* YOUR INSTRUCTIONS *
Print again only this span: the line with "Generate a LaTeX", the line with "(to\y) at (165,\y)", and all lines between them, exactly as given.

* THE RECORDS *
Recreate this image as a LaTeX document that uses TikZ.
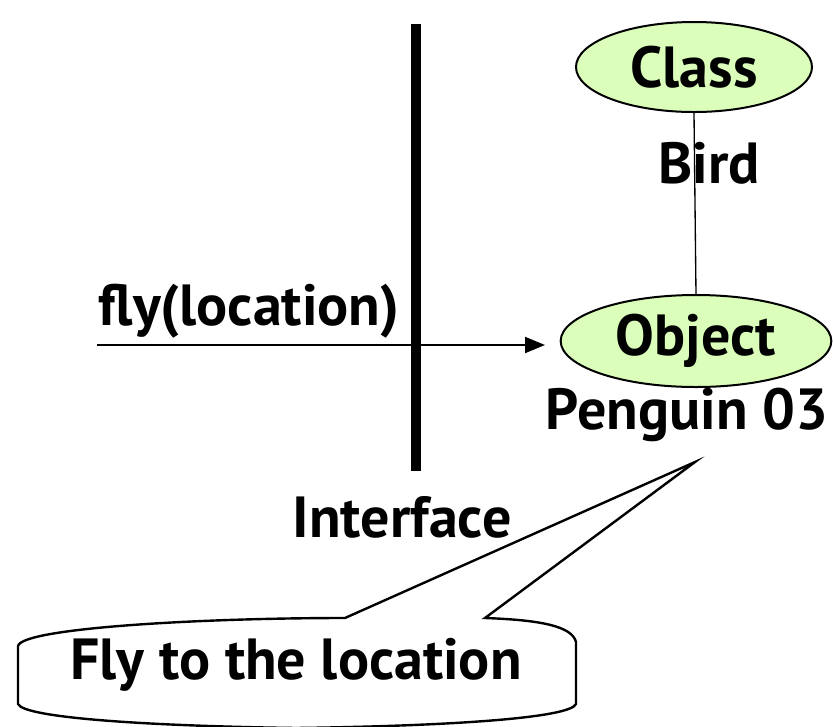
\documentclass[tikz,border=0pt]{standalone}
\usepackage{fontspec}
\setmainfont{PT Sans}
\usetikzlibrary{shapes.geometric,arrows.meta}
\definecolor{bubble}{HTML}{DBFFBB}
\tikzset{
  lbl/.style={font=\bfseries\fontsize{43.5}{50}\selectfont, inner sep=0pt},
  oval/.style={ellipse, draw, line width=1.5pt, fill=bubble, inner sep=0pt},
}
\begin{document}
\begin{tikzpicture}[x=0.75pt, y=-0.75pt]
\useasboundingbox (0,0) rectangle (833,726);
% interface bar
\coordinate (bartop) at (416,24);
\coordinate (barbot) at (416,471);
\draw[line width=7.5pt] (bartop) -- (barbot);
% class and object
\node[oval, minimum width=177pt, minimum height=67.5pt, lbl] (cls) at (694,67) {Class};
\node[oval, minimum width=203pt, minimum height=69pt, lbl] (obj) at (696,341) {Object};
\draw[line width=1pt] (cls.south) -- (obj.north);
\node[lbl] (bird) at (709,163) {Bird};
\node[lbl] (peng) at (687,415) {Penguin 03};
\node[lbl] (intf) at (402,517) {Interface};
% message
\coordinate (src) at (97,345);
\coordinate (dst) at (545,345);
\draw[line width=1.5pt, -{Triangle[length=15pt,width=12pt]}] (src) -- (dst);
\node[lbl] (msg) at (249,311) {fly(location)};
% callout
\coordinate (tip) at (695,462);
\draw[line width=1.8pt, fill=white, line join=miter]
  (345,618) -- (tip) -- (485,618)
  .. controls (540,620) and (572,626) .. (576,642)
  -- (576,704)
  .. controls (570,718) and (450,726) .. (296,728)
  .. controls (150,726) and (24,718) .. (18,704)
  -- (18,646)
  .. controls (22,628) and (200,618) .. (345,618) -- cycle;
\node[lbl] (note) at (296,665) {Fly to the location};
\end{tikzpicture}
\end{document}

...

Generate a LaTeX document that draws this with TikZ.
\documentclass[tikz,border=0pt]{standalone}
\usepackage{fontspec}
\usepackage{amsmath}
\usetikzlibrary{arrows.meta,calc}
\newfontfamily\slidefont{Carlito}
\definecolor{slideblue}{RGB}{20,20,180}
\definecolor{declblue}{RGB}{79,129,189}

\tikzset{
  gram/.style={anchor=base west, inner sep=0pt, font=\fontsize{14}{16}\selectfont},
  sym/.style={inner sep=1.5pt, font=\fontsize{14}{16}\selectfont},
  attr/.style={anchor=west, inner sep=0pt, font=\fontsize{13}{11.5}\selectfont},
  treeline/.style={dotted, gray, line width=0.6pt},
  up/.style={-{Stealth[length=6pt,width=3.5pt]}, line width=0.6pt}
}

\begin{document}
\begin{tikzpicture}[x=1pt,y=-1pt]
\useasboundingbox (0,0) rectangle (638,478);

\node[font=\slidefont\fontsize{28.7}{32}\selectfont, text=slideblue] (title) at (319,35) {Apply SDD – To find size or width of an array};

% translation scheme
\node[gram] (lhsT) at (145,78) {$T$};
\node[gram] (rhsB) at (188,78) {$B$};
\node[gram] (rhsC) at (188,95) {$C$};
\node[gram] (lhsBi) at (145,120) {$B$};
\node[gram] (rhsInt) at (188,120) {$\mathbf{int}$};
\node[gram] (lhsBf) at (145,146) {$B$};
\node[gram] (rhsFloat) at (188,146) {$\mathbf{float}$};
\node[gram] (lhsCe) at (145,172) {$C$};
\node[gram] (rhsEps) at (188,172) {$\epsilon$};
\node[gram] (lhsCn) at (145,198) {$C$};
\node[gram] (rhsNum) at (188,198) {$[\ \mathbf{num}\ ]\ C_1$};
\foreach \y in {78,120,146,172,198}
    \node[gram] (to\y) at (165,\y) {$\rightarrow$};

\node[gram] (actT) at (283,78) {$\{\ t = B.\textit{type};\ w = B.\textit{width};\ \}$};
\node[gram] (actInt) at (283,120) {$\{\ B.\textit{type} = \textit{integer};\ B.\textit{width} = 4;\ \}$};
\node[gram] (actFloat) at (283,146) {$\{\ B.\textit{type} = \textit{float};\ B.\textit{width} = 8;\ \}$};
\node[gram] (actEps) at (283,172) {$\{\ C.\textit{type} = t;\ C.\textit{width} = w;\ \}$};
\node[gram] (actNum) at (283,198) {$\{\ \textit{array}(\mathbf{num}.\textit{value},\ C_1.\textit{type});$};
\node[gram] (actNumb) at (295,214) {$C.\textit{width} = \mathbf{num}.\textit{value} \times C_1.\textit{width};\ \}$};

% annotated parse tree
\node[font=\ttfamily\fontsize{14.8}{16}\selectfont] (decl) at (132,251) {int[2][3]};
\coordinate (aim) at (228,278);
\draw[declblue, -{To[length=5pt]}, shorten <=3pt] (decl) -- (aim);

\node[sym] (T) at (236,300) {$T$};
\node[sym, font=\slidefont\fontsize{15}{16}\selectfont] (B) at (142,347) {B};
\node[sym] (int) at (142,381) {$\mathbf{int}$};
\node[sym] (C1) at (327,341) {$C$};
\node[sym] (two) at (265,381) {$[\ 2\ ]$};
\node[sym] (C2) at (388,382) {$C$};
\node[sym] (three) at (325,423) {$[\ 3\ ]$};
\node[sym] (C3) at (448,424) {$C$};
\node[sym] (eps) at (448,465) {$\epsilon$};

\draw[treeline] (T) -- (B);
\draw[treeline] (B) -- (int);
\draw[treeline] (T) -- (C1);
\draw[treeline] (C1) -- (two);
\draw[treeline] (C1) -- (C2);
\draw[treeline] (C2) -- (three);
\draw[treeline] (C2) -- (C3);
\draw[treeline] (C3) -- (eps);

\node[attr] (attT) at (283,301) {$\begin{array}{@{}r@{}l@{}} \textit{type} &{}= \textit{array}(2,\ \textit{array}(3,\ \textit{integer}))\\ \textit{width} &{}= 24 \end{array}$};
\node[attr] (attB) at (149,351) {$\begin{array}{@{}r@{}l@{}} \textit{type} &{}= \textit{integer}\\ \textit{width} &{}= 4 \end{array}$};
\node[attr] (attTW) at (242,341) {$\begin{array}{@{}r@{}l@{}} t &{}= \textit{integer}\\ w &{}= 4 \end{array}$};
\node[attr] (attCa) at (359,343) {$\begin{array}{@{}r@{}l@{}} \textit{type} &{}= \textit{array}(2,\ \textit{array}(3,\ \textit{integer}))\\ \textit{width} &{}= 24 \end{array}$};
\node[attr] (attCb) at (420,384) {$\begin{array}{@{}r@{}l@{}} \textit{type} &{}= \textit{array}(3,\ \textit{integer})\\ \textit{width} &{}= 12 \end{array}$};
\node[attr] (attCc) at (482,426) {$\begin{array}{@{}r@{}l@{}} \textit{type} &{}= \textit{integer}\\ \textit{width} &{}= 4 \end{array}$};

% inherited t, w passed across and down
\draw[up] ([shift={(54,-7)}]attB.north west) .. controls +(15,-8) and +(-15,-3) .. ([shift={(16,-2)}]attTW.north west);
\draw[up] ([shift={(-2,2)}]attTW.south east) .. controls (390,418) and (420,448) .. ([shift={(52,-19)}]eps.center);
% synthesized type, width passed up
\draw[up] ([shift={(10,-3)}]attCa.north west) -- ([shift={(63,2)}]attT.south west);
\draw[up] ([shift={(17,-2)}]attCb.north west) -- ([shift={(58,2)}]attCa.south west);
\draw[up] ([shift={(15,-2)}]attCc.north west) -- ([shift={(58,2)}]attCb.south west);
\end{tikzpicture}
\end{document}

* EXPECTED OUTPUT *
Generate a LaTeX document that draws this with TikZ.
\documentclass[tikz,border=0pt]{standalone}
\usepackage{fontspec}
\usepackage{amsmath}
\usetikzlibrary{arrows.meta,calc}
\newfontfamily\slidefont{Carlito}
\definecolor{slideblue}{RGB}{20,20,180}
\definecolor{declblue}{RGB}{79,129,189}

\tikzset{
  gram/.style={anchor=base west, inner sep=0pt, font=\fontsize{14}{16}\selectfont},
  sym/.style={inner sep=1.5pt, font=\fontsize{14}{16}\selectfont},
  attr/.style={anchor=west, inner sep=0pt, font=\fontsize{13}{11.5}\selectfont},
  treeline/.style={dotted, gray, line width=0.6pt},
  up/.style={-{Stealth[length=6pt,width=3.5pt]}, line width=0.6pt}
}

\begin{document}
\begin{tikzpicture}[x=1pt,y=-1pt]
\useasboundingbox (0,0) rectangle (638,478);

\node[font=\slidefont\fontsize{28.7}{32}\selectfont, text=slideblue] (title) at (319,35) {Apply SDD – To find size or width of an array};

% translation scheme
\node[gram] (lhsT) at (145,78) {$T$};
\node[gram] (rhsB) at (188,78) {$B$};
\node[gram] (rhsC) at (188,95) {$C$};
\node[gram] (lhsBi) at (145,120) {$B$};
\node[gram] (rhsInt) at (188,120) {$\mathbf{int}$};
\node[gram] (lhsBf) at (145,146) {$B$};
\node[gram] (rhsFloat) at (188,146) {$\mathbf{float}$};
\node[gram] (lhsCe) at (145,172) {$C$};
\node[gram] (rhsEps) at (188,172) {$\epsilon$};
\node[gram] (lhsCn) at (145,198) {$C$};
\node[gram] (rhsNum) at (188,198) {$[\ \mathbf{num}\ ]\ C_1$};
\foreach \y in {78,120,146,172,198}
    \node[gram] (to\y) at (165,\y) {$\rightarrow$};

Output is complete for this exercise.